From concrete to abstract
The continuum from maximally concrete to maximally abstract is related to:
- How narrow the category is vs. how wide it is
- How easy it is to capture the thought in a moment of imagination vs. how difficult that is
The meaning of the word “apple” is more concrete than the meaning of the word “fruit” because (1) categorically speaking, the former is more narrow than the latter—there are fewer possible-to-imagine sensory complexes deserving of the word “apple” than possible-to-imagine sensory complexes deserving of the word “fruit”—and (2) it takes just a moment of unimaginative thinking in order to visualize an apple, with more effort needed, though of course not all that much effort ultimately, to visualize fruit. An apple is… 🍎. Done. But fruit? 🍎 and 🍊 and 🍌 and… It’s not obvious, at least at first glance, when to stop cycling through sensory complexes before we should be satisfied in making sense of the meaning of that word.
#1 and #2 seem connected, though, in that narrower-category words often seem to be easier to capture in a moment of imagination. “Apple” is narrower-category than “fruit,” and it’s easier to visualize too.

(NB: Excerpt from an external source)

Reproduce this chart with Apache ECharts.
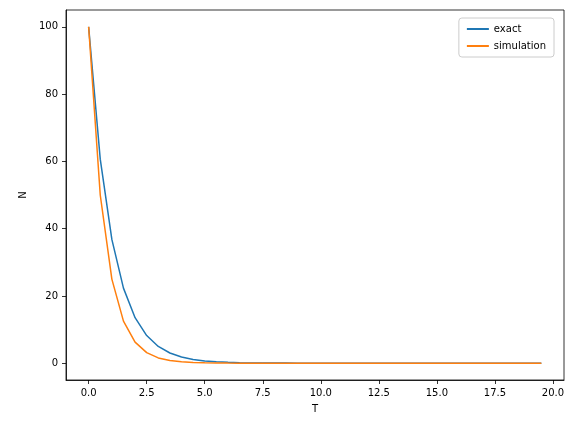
<!DOCTYPE html>
<html><head><meta charset="utf-8">
<script src="https://cdn.jsdelivr.net/npm/echarts@6/dist/echarts.min.js"></script>
<style>html,body{margin:0;padding:0;background:#fff}</style>
</head><body><div id="c" style="width:576px;height:432px"></div>
<script>
const T = [0,0.5,1,1.5,2,2.5,3,3.5,4,4.5,5,5.5,6,6.5,7,7.5,8,8.5,9,9.5,10,10.5,11,11.5,12,12.5,13,13.5,14,14.5,15,15.5,16,16.5,17,17.5,18,18.5,19,19.5];
const exact = [100,60.65,36.79,22.31,13.53,8.21,4.98,3.02,1.83,1.11,0.67,0.41,0.25,0.15,0.09,0.06,0.03,0.02,0.01,0.01,0,0,0,0,0,0,0,0,0,0,0,0,0,0,0,0,0,0,0,0];
const simulation = [100,50,25,12.5,6.25,3.13,1.56,0.78,0.39,0.2,0.1,0.05,0.02,0.01,0.01,0,0,0,0,0,0,0,0,0,0,0,0,0,0,0,0,0,0,0,0,0,0,0,0,0];
const xTicks = [0,2.5,5,7.5,10,12.5,15,17.5,20];
const yTicks = [0,20,40,60,80,100];
const font = 'DejaVu Sans';
const chart = echarts.init(document.getElementById('c'));
const ax = {
  axisLine:{show:true,onZero:false,lineStyle:{color:'#000',width:0.8}},
  axisTick:{show:true,length:4,lineStyle:{color:'#000',width:0.8}},
  axisLabel:{color:'#000',fontFamily:font,fontSize:10},
  splitLine:{show:false}
};
chart.setOption({
  animation:false,
  grid:{left:66,right:12,top:10,bottom:52,show:true,borderColor:'#000',borderWidth:0.8},
  legend:{right:22,top:18,orient:'vertical',itemWidth:22,itemHeight:2,icon:'rect',itemGap:7,
    borderColor:'#ccc',borderWidth:1,borderRadius:3,padding:[6,8],
    textStyle:{fontFamily:font,fontSize:10,color:'#000'},data:['exact','simulation']},
  xAxis:{type:'value',min:-0.975,max:20.475,name:'T',nameLocation:'middle',nameGap:24,
    nameTextStyle:{fontFamily:font,fontSize:10,color:'#000'},...ax,
    axisTick:{...ax.axisTick,customValues:xTicks},
    axisLabel:{...ax.axisLabel,customValues:xTicks,formatter:v=>v.toFixed(1)}},
  yAxis:{type:'value',min:-5,max:105,name:'N',nameLocation:'middle',nameGap:38,
    nameTextStyle:{fontFamily:font,fontSize:10,color:'#000'},...ax,
    axisTick:{...ax.axisTick,customValues:yTicks},
    axisLabel:{...ax.axisLabel,customValues:yTicks}},
  series:[
    {name:'exact',type:'line',showSymbol:false,data:T.map((t,i)=>[t,exact[i]]),lineStyle:{color:'#1f77b4',width:1.5},itemStyle:{color:'#1f77b4'}},
    {name:'simulation',type:'line',showSymbol:false,data:T.map((t,i)=>[t,simulation[i]]),lineStyle:{color:'#ff7f0e',width:1.5},itemStyle:{color:'#ff7f0e'}}
  ]
});
</script></body></html>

Reductionistic and holistic simplification
Two definitions:
- In reductionistic simplification (which is the kind of simplification that comes more naturally to the stereotypically masculine mind), some of the parts of the whole are kept without change or simplification and others are taken away entirely. For example: In the evolution of katakana, 加 was simplified to 力. The left part of the kanji was kept (at 100% resolution), and the right part was taken away (i.e., put to 0% resolution).

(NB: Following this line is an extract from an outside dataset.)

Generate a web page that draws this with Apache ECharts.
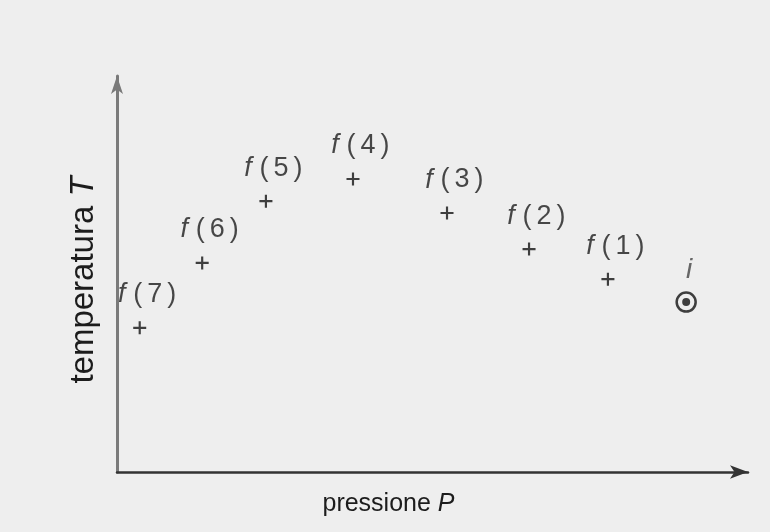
<!DOCTYPE html>
<html>
<head>
<meta charset="utf-8">
<script src="https://cdn.jsdelivr.net/npm/echarts@6/dist/echarts.min.js"></script>
<style>
  html, body { margin: 0; padding: 0; background: #eeeeee; }
  #chart { width: 770px; height: 532px; }
</style>
</head>
<body>
<div id="chart"></div>
<script>
// punti f(k) (scala 0-100 su entrambi gli assi)
const pointNames = ['7', '6', '5', '4', '3', '2', '1'];
const pressure = [3.6, 13.5, 23.6, 37.4, 52.3, 65.3, 77.8];
const temperature = [36.4, 52.8, 68.4, 74.0, 65.4, 56.3, 48.7];
// punto iniziale i
const startName = 'i';
const startPressure = [90.2];
const startTemperature = [42.9];

const font = 'Liberation Sans';
const ink = '#1c1c1c';
const chart = echarts.init(document.getElementById('chart'));

const option = {
  backgroundColor: '#eeeeee',
  animation: false,
  grid: { left: 117, right: 22, top: 76, bottom: 60 },
  xAxis: {
    type: 'value',
    min: 0,
    max: 100,
    name: '{a|pressione\u00a0}{b|P}',
    nameLocation: 'middle',
    nameGap: 20,
    nameTextStyle: {
      padding: [0, 88, 0, 0],
      rich: {
        a: { fontFamily: font, fontSize: 25, color: ink },
        b: { fontFamily: font, fontSize: 25, color: ink, fontStyle: 'italic' }
      }
    },
    axisLine: {
      lineStyle: { color: '#333', width: 2.5 },
      symbol: ['none', 'arrow'],
      symbolSize: [10, 18]
    },
    axisTick: { show: false },
    axisLabel: { show: false },
    splitLine: { show: false }
  },
  yAxis: {
    type: 'value',
    min: 0,
    max: 100,
    name: '{a|temperatura\u00a0}{b|T}',
    nameLocation: 'middle',
    nameRotate: 90,
    nameGap: 17,
    nameTextStyle: {
      padding: [0, 12, 0, 0],
      rich: {
        a: { fontFamily: font, fontSize: 33, color: ink },
        b: { fontFamily: font, fontSize: 33, color: ink, fontStyle: 'italic' }
      }
    },
    axisLine: {
      lineStyle: { color: '#7a7a7a', width: 3 },
      symbol: ['none', 'arrow'],
      symbolSize: [9, 18]
    },
    axisTick: { show: false },
    axisLabel: { show: false },
    splitLine: { show: false }
  },
  series: [
    {
      type: 'scatter',
      symbol: 'path://M5,0H7V5H12V7H7V12H5V7H0V5H5Z',
      symbolSize: 13,
      itemStyle: { color: '#111' },
      data: pressure.map((p, i) => ({ name: pointNames[i], value: [p, temperature[i]] })),
      label: {
        show: true,
        position: 'inside',
        offset: [6, -33],
        formatter: (d) => '{f|f}{p|(}{n|' + d.name + '}{p|)}',
        rich: {
          f: { fontFamily: font, fontSize: 27, fontStyle: 'italic', color: ink, width: 18, align: 'center' },
          p: { fontFamily: font, fontSize: 27, color: ink, width: 14, align: 'center' },
          n: { fontFamily: font, fontSize: 27, color: ink, width: 20, align: 'center' }
        }
      }
    },
    {
      // anello del punto iniziale
      type: 'scatter',
      symbol: 'circle',
      symbolSize: 19,
      itemStyle: { color: 'transparent', borderColor: '#111', borderWidth: 2.5 },
      data: startPressure.map((p, i) => ({ name: startName, value: [p, startTemperature[i]] })),
      label: {
        show: true,
        position: 'inside',
        offset: [3, -32],
        formatter: '{b}',
        fontFamily: font,
        fontSize: 28,
        fontStyle: 'italic',
        color: '#444'
      }
    },
    {
      // punto pieno al centro
      type: 'scatter',
      symbol: 'circle',
      symbolSize: 8,
      itemStyle: { color: '#111' },
      data: startPressure.map((p, i) => [p, startTemperature[i]])
    }
  ]
};

chart.setOption(option);
</script>
</body>
</html>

- In holistic simplification (which is the kind of simplification that comes more naturally to the stereotypically feminine mind), none of the parts of the whole are taken away—well, at least fewer of the parts are taken away. Instead, the whole is taken as a whole, and kept as a whole, with the simplification being a matter of decreasing the resolution in an overall way. For example: In the evolution of hiragana, 守 was simplified to す. With enough imagination, squinting at the former can blur it into the latter. That is, “defocusing” blurs the shape into something of lower detail, and then “refocusing,” with stylization added to the result, brings back something sharply focused and aesthetically good, but now with a more manageable amount of detail.